Its been a while since I came on here. Anyway, the tank got a little overgrown and went horrid so its being stripped down to sort out.

One thing I want to change is the lighting. Currently I have a twin t8 unit sat over the tank. I want to go LED this time round. So, the plan is to get 2 LED strips and replace the innards of the over tank unit with the LED units. 

Many years ago, TMC were just coming out when I looked at this, my question is are there any better options then going for the TMC Grobeam 500's?

Tank is a 60x30x35 cm and it has Co2 as well.

Ta all


----------



## mvasingh (25 Jun 2012)

Hi
I enquired about their Grobeams as well. They reported back to me that 1 Grobeam gives the light output of a 30W T8 bulb. So I have decided to stick with my T5s

MIKE


----------



## Toadeh (25 Jun 2012)

Yeah, I looked at those. I would need to look into the angles it beams at as I don't really want to hang it above the tank (currently it rests on the tank).

Another option is the AquaFX but I can't find many people talking about them, which makes me think they are not that good.


----------



## jamesandrewgreen (26 Jun 2012)

I am interested to know what people think of the grobeams too.  I heard they aren't good at penetrating depth, but I love the rippled lighting effect they produce.
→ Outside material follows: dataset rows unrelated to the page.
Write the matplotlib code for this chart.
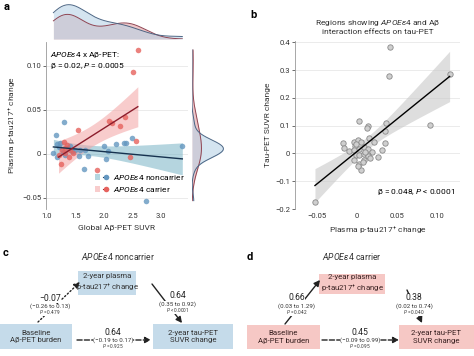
import numpy as np
import matplotlib
matplotlib.use("Agg")
from matplotlib import pyplot as plt
from matplotlib.patches import Patch, Rectangle
from matplotlib.lines import Line2D
from matplotlib.legend_handler import HandlerTuple

plt.rcParams['font.family'] = ['Roboto', 'DejaVu Sans']
plt.rcParams['mathtext.fontset'] = 'custom'
plt.rcParams['mathtext.rm'] = 'Roboto'
plt.rcParams['mathtext.it'] = 'Roboto:italic'

# panel a: global Abeta-PET SUVR vs plasma p-tau217 change
nc_x = [1.29, 1.16, 1.11, 1.18, 1.64, 1.71, 1.99, 2.04, 2.06, 2.21, 2.35, 2.38, 2.49, 3.37,
        2.73, 1.55, 1.17, 1.23, 1.37, 1.43, 1.49, 1.20, 1.32, 1.58, 1.67, 1.27, 1.40]
nc_y = [0.036, 0.022, 0.001, 0.011, -0.017, -0.002, 0.0095, -0.006, 0.003, 0.011, 0.012, 0.012,
        0.018, 0.0095, -0.053, -0.002, -0.003, 0.012, 0.0065, 0.003, 0.0045, 0.008, -0.001,
        0.0045, 0.005, 0.002, 0.009]
c_x = [2.59, 2.50, 2.36, 2.27, 2.09, 2.13, 1.54, 2.55, 2.46, 1.88, 1.25, 1.29, 1.35, 1.26,
       1.40, 1.32, 1.46, 1.20, 1.31, 1.38]
c_y = [0.118, 0.0935, 0.042, 0.032, 0.0375, 0.0356, 0.027, 0.0144, -0.004, -0.018, -0.011,
       0.014, 0.010, 0.0045, 0.0045, 0.001, 0.001, -0.001, 0.007, -0.003]

# panel b: plasma p-tau217 change vs tau-PET SUVR change
b_x = [0.0417, 0.040, 0.116, 0.0917, 0.0025, 0.014, 0.0125, 0.037, 0.035, 0.035, 0.031, 0.027,
       0.0155, 0.0217, -0.017, -0.016, -0.0096, -0.0033, 0.0017, 0.005, -0.0025, 0.003, 0.009,
       0.0133, 0.0188, -0.0013, 0.003, 0.009, 0.0133, -0.0033, 0.003, 0.009, 0.005, 0.001,
       0.014, -0.0525, 0.007, -0.001, 0.010, 0.016, -0.004]
b_y = [0.382, 0.279, 0.285, 0.102, 0.118, 0.098, 0.093, 0.109, 0.080, 0.037, 0.011, -0.013,
       0.055, 0.040, 0.037, 0.020, 0.008, 0.040, 0.049, 0.043, 0.026, 0.017, 0.023, 0.017,
       0.005, -0.007, -0.005, -0.002, -0.004, -0.025, -0.037, -0.025, -0.058, -0.045, -0.010,
       -0.176, -0.030, 0.033, 0.005, -0.018, 0.012]

# panels c/d: mediation coefficients (a path, b path, direct path)
nc_coef = ["-0.07", "0.64", "0.64"]
nc_ci = ["(\u22120.26 to 0.13)", "(0.35 to 0.92)", "(\u22120.19 to 0.17)"]
nc_p = ["= 0.479", "< 0.0001", "= 0.925"]
c_coef = ["0.66", "0.38", "0.45"]
c_ci = ["(0.03 to 1.29)", "(0.02 to 0.74)", "(\u22120.09 to 0.99)"]
c_p = ["= 0.042", "= 0.040", "= 0.095"]

W, H = 474, 356
blue_pt, red_pt = "#6497c0", "#e6625d"
blue_band, red_band = "#78b4c6", "#f3a3a3"
blue_line, red_line = "#16324f", "#8c1d2c"
grid_c = "#e8e8e8"
apoe = r"$\mathit{APOE\varepsilon4}$"


def rect(x0, y0, x1, y1):
    return [x0 / W, 1 - y1 / H, (x1 - x0) / W, (y1 - y0) / H]


def kde(v, grid):
    v = np.asarray(v)
    bw = v.std(ddof=1) * len(v) ** (-0.2)
    z = (grid[:, None] - v[None, :]) / bw
    return np.exp(-0.5 * z ** 2).sum(1) / (len(v) * bw * np.sqrt(2 * np.pi))


def fit_ci(x, y, grid):
    x, y = np.asarray(x), np.asarray(y)
    n = len(x)
    slope, icpt = np.polyfit(x, y, 1)
    resid = y - (slope * x + icpt)
    s = np.sqrt((resid ** 2).sum() / (n - 2))
    se = s * np.sqrt(1 / n + (grid - x.mean()) ** 2 / ((x - x.mean()) ** 2).sum())
    yhat = slope * grid + icpt
    return yhat, yhat - 2.03 * se, yhat + 2.03 * se


fig = plt.figure(figsize=(4.74, 3.56), dpi=100)

# ---- panel a ----
ax = fig.add_axes(rect(46, 42, 188, 209))
for xs, ys, pc, bc, lc in [(nc_x, nc_y, blue_pt, blue_band, blue_line),
                           (c_x, c_y, red_pt, red_band, red_line)]:
    g = np.linspace(min(xs), max(xs), 100)
    yh, lo, hi = fit_ci(xs, ys, g)
    ax.fill_between(g, lo, hi, color=bc, alpha=0.55, lw=0, zorder=1)
    ax.scatter(xs, ys, s=16, color=pc, alpha=0.8, lw=0, zorder=2)
    ax.plot(g, yh, color=lc, lw=1.0, zorder=3)
ax.set_xlim(0.98, 3.47)
ax.set_ylim(-0.0625, 0.127)
ax.set_xticks([1.0, 1.5, 2.0, 2.5, 3.0])
ax.set_xticklabels(["1.0", "1.5", "2.0", "2.5", "3.0"])
ax.set_yticks([-0.05, 0, 0.05, 0.10])
ax.set_yticklabels(["\u22120.05", "0", "0.05", "0.10"])
ax.grid(axis="y", color=grid_c, lw=0.6)
ax.set_axisbelow(True)
for s in ["top", "right", "bottom"]:
    ax.spines[s].set_visible(False)
ax.spines["left"].set_color("#999999")
ax.spines["left"].set_linewidth(0.6)
ax.tick_params(labelsize=5.5, colors="#333333", length=2, width=0.5, pad=1.5)
ax.tick_params(axis="x", length=0, pad=3)
ax.set_xlabel("Global A\u03b2-PET SUVR", fontsize=6, color="#333333", labelpad=4)
ax.set_ylabel("Plasma p-tau217$^{+}$ change", fontsize=6, color="#333333", labelpad=3)
ax.text(0.03, 0.955, apoe + " x A\u03b2-PET:", transform=ax.transAxes, fontsize=6, va="top")
ax.text(0.03, 0.885, "\u03b2 = 0.02, $\\mathit{P}$ = 0.0005",
        transform=ax.transAxes, fontsize=6, va="top")
handles = [(Patch(fc=blue_band, alpha=0.55, lw=0),
            Line2D([], [], color=blue_line, lw=0.8, marker="o", ms=4, mfc=blue_pt, mew=0)),
           (Patch(fc=red_band, alpha=0.55, lw=0),
            Line2D([], [], color=red_line, lw=0.8, marker="o", ms=4, mfc=red_pt, mew=0))]
ax.legend(handles, [apoe + " noncarrier", apoe + " carrier"],
          handler_map={tuple: HandlerTuple(ndivide=None)}, loc="lower right",
          bbox_to_anchor=(1.0, 0.07), frameon=False, fontsize=6, handlelength=1.6,
          handletextpad=0.5, labelspacing=0.4, borderaxespad=0)

n_all = len(nc_x) + len(c_x)
# top marginal
axt = fig.add_axes(rect(46, 4, 188, 39), sharex=ax)
gx = np.linspace(min(nc_x + c_x), max(nc_x + c_x), 200)
top_max = 0
for xs, fc, ec in [(c_x, "#e3a0a4", "#8f4452"), (nc_x, "#b8d3e6", "#4b6584")]:
    d = kde(xs, gx) * len(xs) / n_all
    top_max = max(top_max, d.max())
    axt.fill_between(gx, 0, d, color=fc, alpha=0.6, lw=0)
    axt.plot(gx, d, color=ec, lw=0.7)
axt.set_ylim(0, top_max * 1.02)
axt.axis("off")

# right marginal
axr = fig.add_axes(rect(192, 42, 224, 209), sharey=ax)
gy = np.linspace(min(nc_y + c_y), max(nc_y + c_y), 200)
r_max = 0
for ys, fc, ec in [(c_y, "#e3a0a4", "#8f4452"), (nc_y, "#b8d3e6", "#4b6584")]:
    d = kde(ys, gy) * len(ys) / n_all
    r_max = max(r_max, d.max())
    axr.fill_betweenx(gy, 0, d, color=fc, alpha=0.6, lw=0)
    axr.plot(d, gy, color=ec, lw=0.7)
axr.set_xlim(0, r_max * 1.02)
axr.axis("off")

# ---- panel b ----
bx = fig.add_axes(rect(295, 41, 460, 209))
g = np.linspace(min(b_x), max(b_x), 100)
yh, lo, hi = fit_ci(b_x, b_y, g)
bx.fill_between(g, lo, hi, color="#c8c8c8", alpha=0.6, lw=0, zorder=1)
bx.scatter(b_x, b_y, s=15, facecolor="#cfcfcf", edgecolor="#8a8a8a", lw=0.6, zorder=2)
bx.plot(g, yh, color="black", lw=1.0, zorder=3)
bx.set_xlim(-0.0775, 0.129)
bx.set_ylim(-0.2, 0.405)
bx.set_xticks([-0.05, 0, 0.05, 0.10])
bx.set_xticklabels(["\u22120.05", "0", "0.05", "0.10"])
bx.set_yticks([-0.2, -0.1, 0, 0.1, 0.2, 0.3, 0.4])
bx.set_yticklabels(["\u22120.2", "\u22120.1", "0", "0.1", "0.2", "0.3", "0.4"])
bx.grid(axis="y", color=grid_c, lw=0.6)
bx.set_axisbelow(True)
for s in ["top", "right", "bottom"]:
    bx.spines[s].set_visible(False)
bx.spines["left"].set_color("#999999")
bx.spines["left"].set_linewidth(0.6)
bx.tick_params(labelsize=5.5, colors="#333333", length=2, width=0.5, pad=1.5)
bx.tick_params(axis="x", length=0, pad=3)
bx.set_xlabel("Plasma p-tau217$^{+}$ change", fontsize=6, color="#333333", labelpad=4)
bx.set_ylabel("Tau-PET SUVR change", fontsize=6, color="#333333", labelpad=3)
bx.set_title("Regions showing " + apoe + " and A\u03b2\ninteraction effects on tau-PET",
             fontsize=6, color="#333333", pad=5, linespacing=1.3)
bx.text(0.97, 0.07, "\u03b2 = 0.048, $\\mathit{P}$ < 0.0001", transform=bx.transAxes,
        fontsize=6, ha="right", va="bottom")

# ---- panels c and d (diagram in pixel space) ----
dg = fig.add_axes([0, 0, 1, 1], zorder=-1)
dg.set_xlim(0, W)
dg.set_ylim(H, 0)
dg.axis("off")

boxes = {
    "c": [(78, 271, 136, 295), (0, 324, 72, 349), (153, 324, 233, 349)],
    "d": [(319, 274, 385, 294), (247, 325, 320, 349), (399, 325, 474, 349)],
}
box_txt = ["2-year plasma\np-tau217$^{+}$ change", "Baseline\nA\u03b2-PET burden",
           "2-year tau-PET\nSUVR change"]
arrows = {
    "c": [((38, 322), (80, 282), ":"), ((152, 284), (182, 323), "-"), ((77, 340), (151, 340), "--")],
    "d": [((285, 324), (320, 280), "-"), ((407, 290), (422, 323), "-"), ((322, 340), (399, 340), "--")],
}
lab_pos = {
    "c": [(50, 298.5), (178, 296), (113, 332.5)],
    "d": [(297, 298), (414, 298), (360, 332.5)],
}
white = dict(fc="white", ec="none", pad=0)
for key, col, tc, titl, tx, coefs, cis, ps in [
        ("c", "#c5dbea", "#333333", " noncarrier", 118, nc_coef, nc_ci, nc_p),
        ("d", "#f6c8c5", "#3a2222", " carrier", 352, c_coef, c_ci, c_p)]:
    for (x0, y0, x1, y1), t in zip(boxes[key], box_txt):
        dg.add_patch(Rectangle((x0, y0), x1 - x0, y1 - y0, fc=col, ec="none"))
        dg.text((x0 + x1) / 2, (y0 + y1) / 2, t, ha="center", va="center", fontsize=5.6,
                color=tc, linespacing=1.3)
    for (p0, p1, ls) in arrows[key]:
        dg.annotate("", xy=p1, xytext=p0,
                    arrowprops=dict(arrowstyle="-|>,head_length=0.35,head_width=0.18",
                                    color="#222222", lw=1.0, ls=ls, shrinkA=0, shrinkB=0))
    for (lx, ly), cf, ci, p in zip(lab_pos[key], coefs, cis, ps):
        dg.text(lx, ly, cf.replace("-", "\u2212"), ha="center", va="center", fontsize=6.2,
                color="#222222", bbox=white, zorder=7)
        dg.text(lx, ly + 8, ci, ha="center", va="center", fontsize=4.4, color="#333333",
                bbox=white, zorder=6)
        dg.text(lx, ly + 13.8, "$\\mathit{P}$ " + p, ha="center", va="center", fontsize=3.4,
                color="#333333", bbox=white, zorder=5)
    dg.text(tx, 257, apoe + titl, ha="center", va="center", fontsize=6.2, color="#333333")

for lbl, px, py in [("a", 4, 7), ("b", 250, 15), ("c", 3, 253), ("d", 247, 257)]:
    dg.text(px, py, lbl, fontsize=8, fontweight="bold", ha="left", va="center")

fig.savefig("out.png", dpi=100)
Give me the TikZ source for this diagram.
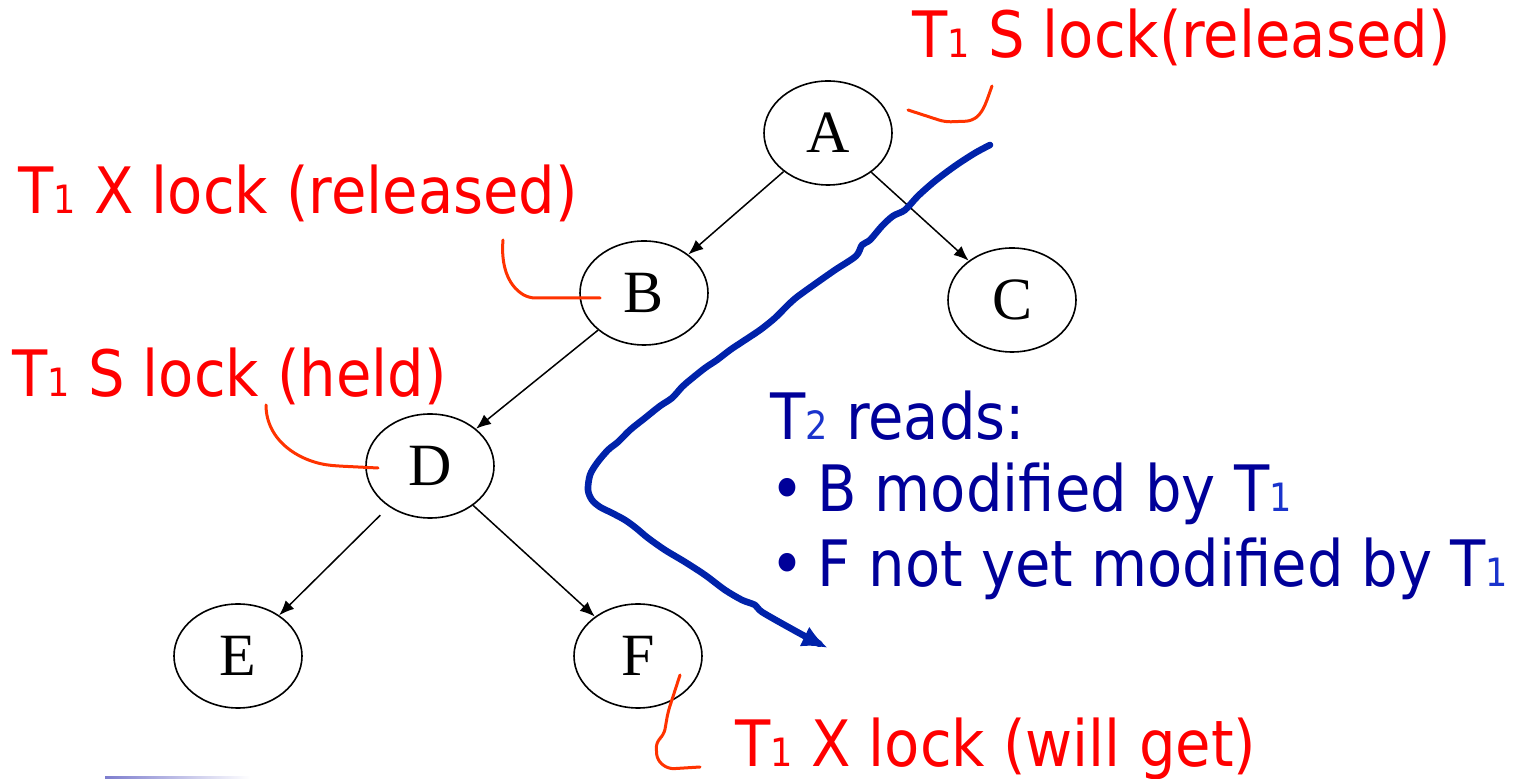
\documentclass[tikz,border=0pt]{standalone}
\usepackage{fontspec}
\usepackage{tikz}
\usepackage{xcolor}
\usetikzlibrary{arrows.meta,positioning,calc,shapes.geometric,trees}
\newfontfamily\labelfont{DejaVu Sans Condensed}
\newfontfamily\nodefont{Liberation Serif}
\definecolor{ink}{HTML}{000000}
\definecolor{lockred}{HTML}{FF0000}
\definecolor{leadred}{HTML}{FF3300}
\definecolor{readblue}{HTML}{000099}
\definecolor{digblue}{HTML}{1A33CC}
\definecolor{pathblue}{HTML}{0022AA}
\newcommand{\subdig}[1]{{\fontsize{19.5}{20}\selectfont #1}}

\begin{document}
\begin{tikzpicture}[x=0.5pt,y=0.5pt,
  treenode/.style={ellipse,draw=ink,line width=0.8pt,minimum width=64pt,minimum height=52pt,
    inner sep=0pt,font=\nodefont\fontsize{30}{30}\selectfont},
  lock/.style={text=lockred,font=\labelfont\fontsize{32}{36}\selectfont,inner sep=0pt,anchor=base west},
  readtext/.style={text=readblue,font=\labelfont\fontsize{32}{36}\selectfont,inner sep=0pt,anchor=base west},
  leader/.style={draw=leadred,line width=1.5pt,line cap=round,line join=round,rounded corners=3pt}]
\useasboundingbox (0,0) rectangle (1520,-779);
\begin{scope}[every node/.style={treenode},
  edge from parent/.style={draw=ink,line width=0.75pt,-{Latex[length=7.5pt,width=6pt]}},
  level 1/.style={sibling distance=184pt,level distance=80pt},
  level 2/.style={sibling distance=214pt,level distance=86.5pt},
  level 3/.style={sibling distance=200pt,level distance=95pt}]
\node (A) at (828,-133) {A}
  child {node (B) {B}
    child {node (D) {D}
      child {node[xshift=4pt] (E) {E} edge from parent[shorten <=6pt]}
      child {node[xshift=4pt] (F) {F}}}
    child[missing]}
  child {node[yshift=-3.5pt] (C) {C}};
\end{scope}
% lock labels
\node[lock] (lblA) at (912,-58) {T\subdig{1} S lock(released)};
\node[lock] (lblB) at (18,-214) {T\subdig{1} X lock (released)};
\node[lock] (lblD) at (12,-397) {T\subdig{1} S lock (held)};
\node[lock] (lblF) at (735,-766) {T\subdig{1} X lock (will get)};
\draw[leader] ($(A)+(80,23)$) -- ++(37,-12) -- ++(27,1) to[out=40,in=-110] ++(20,35);
\draw[leader] ($(B)+(-44,-5)$) -- ++(-71,0) to[out=150,in=-95] ++(-26,58);
\draw[leader] ($(D)+(-52,-2)$) -- ++(-40,2) to[out=175,in=-90] ++(-72,61);
\draw[leader] ($(F)+(42,-19)$) -- ++(-12,-37) -- ++(-4,-23) -- ++(-8,-7) -- ++(1,-18) -- ++(11,-9) -- ++(32,2);
% T2 reads
\node[readtext] (reads) at (770,-440) {T\textcolor{digblue}{\subdig{2}} reads:};
\node[readtext] (itemB) at ($(reads.base west)+(0,-72)$) {•\hspace{0.2em}B modified by T\textcolor{digblue}{\subdig{1}}};
\node[readtext] (itemF) at ($(itemB.base west)+(0,-75)$) {•\hspace{0.2em}F not yet modified by T\textcolor{digblue}{\subdig{1}}};
\draw[pathblue,line width=3.3pt,line cap=round,line join=round,-{Latex[length=13pt,width=11pt]}]
  plot[smooth,tension=0.5] coordinates {(990,-145) (975,-153) (955,-166) (935,-181) (918,-196)
  (905,-210) (893,-216) (882,-226) (870,-240) (862,-245) (856,-256) (835,-270) (815,-284)
  (797,-297) (788,-305) (775,-318) (760,-330) (742,-342) (730,-350) (717,-360) (705,-368)
  (690,-380) (682,-387) (672,-398) (660,-406) (645,-418) (630,-430) (618,-442) (608,-450)
  (597,-463) (590,-475) (588,-490) (592,-500) (600,-507) (612,-513) (625,-520) (636,-528)
  (648,-538) (665,-550) (685,-562) (705,-575) (725,-590) (742,-600) (755,-605) (762,-612)
  (790,-628) (812,-640) (828,-648)};
\shade[left color=blue!45!gray!70,middle color=orange!40!yellow!70,right color=white] (105,-776) rectangle (250,-779);
\end{tikzpicture}
\end{document}
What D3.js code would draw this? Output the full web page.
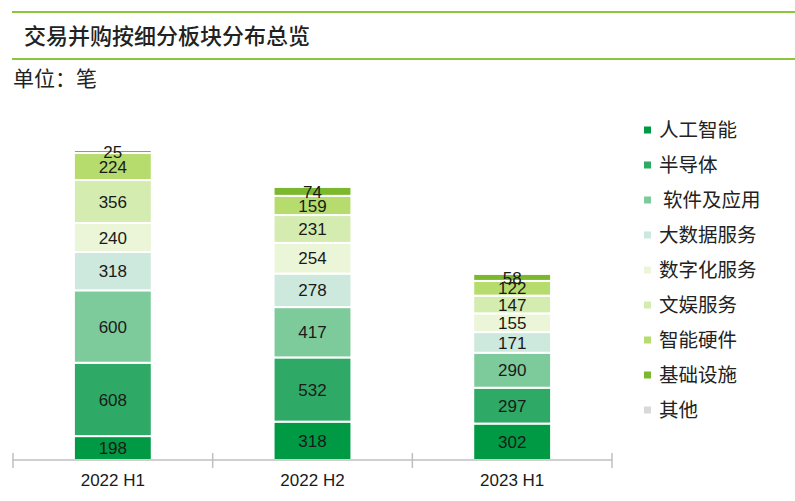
<!DOCTYPE html>
<html><head><meta charset="utf-8">
<script src="https://cdn.jsdelivr.net/npm/d3@7"></script>
<style>body{margin:0;background:#fff;}svg{display:block;}</style>
</head><body>
<svg id="c" width="795" height="501"></svg>
<script>
const categories = ["2022 H1", "2022 H2", "2023 H1"];
const seriesNames = ["人工智能","半导体","软件及应用","大数据服务","数字化服务","文娱服务","智能硬件","基础设施","其他"];
const ai       = [198, 318, 302];
const semi     = [608, 532, 297];
const software = [600, 417, 290];
const bigdata  = [318, 278, 171];
const digital  = [240, 254, 155];
const ent      = [356, 231, 147];
const hardware = [224, 159, 122];
const infra    = [25, 74, 58];
const other    = [0, 0, 0];
const colors = ["#009944","#2eaa66","#7dcb9b","#cde8dc","#ebf5d7","#d5ecb0","#b6dc6e","#7cb82e","#d9d9d9"];

const series = [ai, semi, software, bigdata, digital, ent, hardware, infra, other];
const rows = categories.map((c, i) => {
  const r = {cat: c};
  seriesNames.forEach((n, k) => r[n] = series[k][i]);
  return r;
});
const stacked = d3.stack().keys(seriesNames)(rows);
const maxTotal = d3.max(rows, r => d3.sum(seriesNames, n => r[n]));

const svg = d3.select("#c");
const x = d3.scaleBand().domain(categories).range([13, 612]).padding(0);
const y = d3.scaleLinear().domain([0, maxTotal]).range([460, 150]);
const barW = x.bandwidth() * 0.39;

// header lines & title
svg.append("line").attr("x1", 12).attr("x2", 795).attr("y1", 12).attr("y2", 12).attr("stroke", "#8cc43c").attr("stroke-width", 2);
svg.append("line").attr("x1", 12).attr("x2", 795).attr("y1", 59).attr("y2", 59).attr("stroke", "#8cc43c").attr("stroke-width", 2);
svg.append("text").attr("x", 24).attr("y", 44).text("交易并购按细分板块分布总览")
  .attr("font-family", "Noto Sans CJK SC").attr("font-size", 22).attr("font-weight", 500).attr("fill", "#222");
svg.append("text").attr("x", 13).attr("y", 86).text("单位：笔")
  .attr("font-family", "Noto Sans CJK SC").attr("font-size", 21).attr("fill", "#222");

// bars
const g = svg.append("g");
stacked.forEach((s, k) => {
  g.selectAll(null).data(s.filter(d => d[1] - d[0] > 0)).enter().append("rect")
    .attr("x", d => x(d.data.cat) + (x.bandwidth() - barW) / 2)
    .attr("width", barW)
    .attr("y", d => y(d[1]))
    .attr("height", d => y(d[0]) - y(d[1]))
    .attr("fill", colors[k])
    .attr("stroke", "#fff").attr("stroke-width", 2);
});
stacked.forEach((s, k) => {
  g.selectAll(null).data(s.filter(d => d[1] - d[0] > 0)).enter().append("text")
    .attr("x", d => x(d.data.cat) + x.bandwidth() / 2)
    .attr("y", d => (y(d[0]) + y(d[1])) / 2)
    .attr("dy", "0.36em")
    .attr("text-anchor", "middle")
    .attr("font-family", "Liberation Sans Narrow, Liberation Sans, sans-serif")
    .attr("font-size", 17)
    .attr("fill", "#1a1a1a")
    .text(d => d[1] - d[0]);
});

// axis
const ax = svg.append("g");
ax.append("line").attr("x1", 13).attr("x2", 612).attr("y1", 460).attr("y2", 460).attr("stroke", "#bfbfbf").attr("stroke-width", 1.5);
const bounds = categories.map(c => x(c)).concat([x.range()[1]]);
ax.selectAll(null).data(bounds).enter().append("line")
  .attr("x1", d => d).attr("x2", d => d).attr("y1", 453).attr("y2", 468)
  .attr("stroke", "#bfbfbf").attr("stroke-width", 1.5);
ax.selectAll(null).data(categories).enter().append("text")
  .attr("x", d => x(d) + x.bandwidth() / 2).attr("y", 486)
  .attr("text-anchor", "middle")
  .attr("font-family", "Liberation Sans Narrow, Liberation Sans, sans-serif")
  .attr("font-size", 17).attr("fill", "#1a1a1a")
  .text(d => d);

// legend
const lg = svg.append("g");
seriesNames.forEach((n, k) => {
  const yy = 130 + k * 35;
  lg.append("rect").attr("x", 644).attr("y", yy - 3.5).attr("width", 7).attr("height", 7).attr("fill", colors[k]);
  lg.append("text").attr("x", k === 2 ? 663 : 659).attr("y", yy).attr("dy", "0.36em")
    .attr("font-family", "Noto Sans CJK SC").attr("font-size", 19.5).attr("fill", "#222").text(n);
});
</script>
</body></html>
I am also considering replacing current T8s, or maybe converting to a T8/LED combination?


----------



## Toadeh (27 Jun 2012)

There in anyway. I bought 2 grobeam 500's and replaced the t8's last night. Very bright indeed. The fish weren't too happy but have calmed down now. Will see what they do in the future as to plan growth.


----------



## jamesandrewgreen (27 Jun 2012)

Yes, let us know how you get on with them!  what sort of distance is between the light unit and the water surface?


----------



## mvasingh (27 Jun 2012)

Do you think your Grobeams are providing more light then your T8s?

MIKE


----------



## Toadeh (28 Jun 2012)

I would say they are doing a little better than the t8's, but hard to tell yet. I'm re-doing the tank at the moment so will know more over the next few weeks.

They are about 10cm from the water ish.


----------



## Ian Holdich (28 Jun 2012)

a TMC 500 growbeam provides around the same PAR as a 24w T5 bulb.

I use them and they are great!


----------



## jamesandrewgreen (28 Jun 2012)

Are you able to post a picture of your set-up? Would be interested to see the effect.


----------



## Ian Holdich (28 Jun 2012)

no probs...


aquagreen7 by Ian Holdich, on Flickr

and my vid with the TMC lighting, best viewed in 720p


----------



## jamesandrewgreen (29 Jun 2012)

Nice looking tank    thanks for sharing!


----------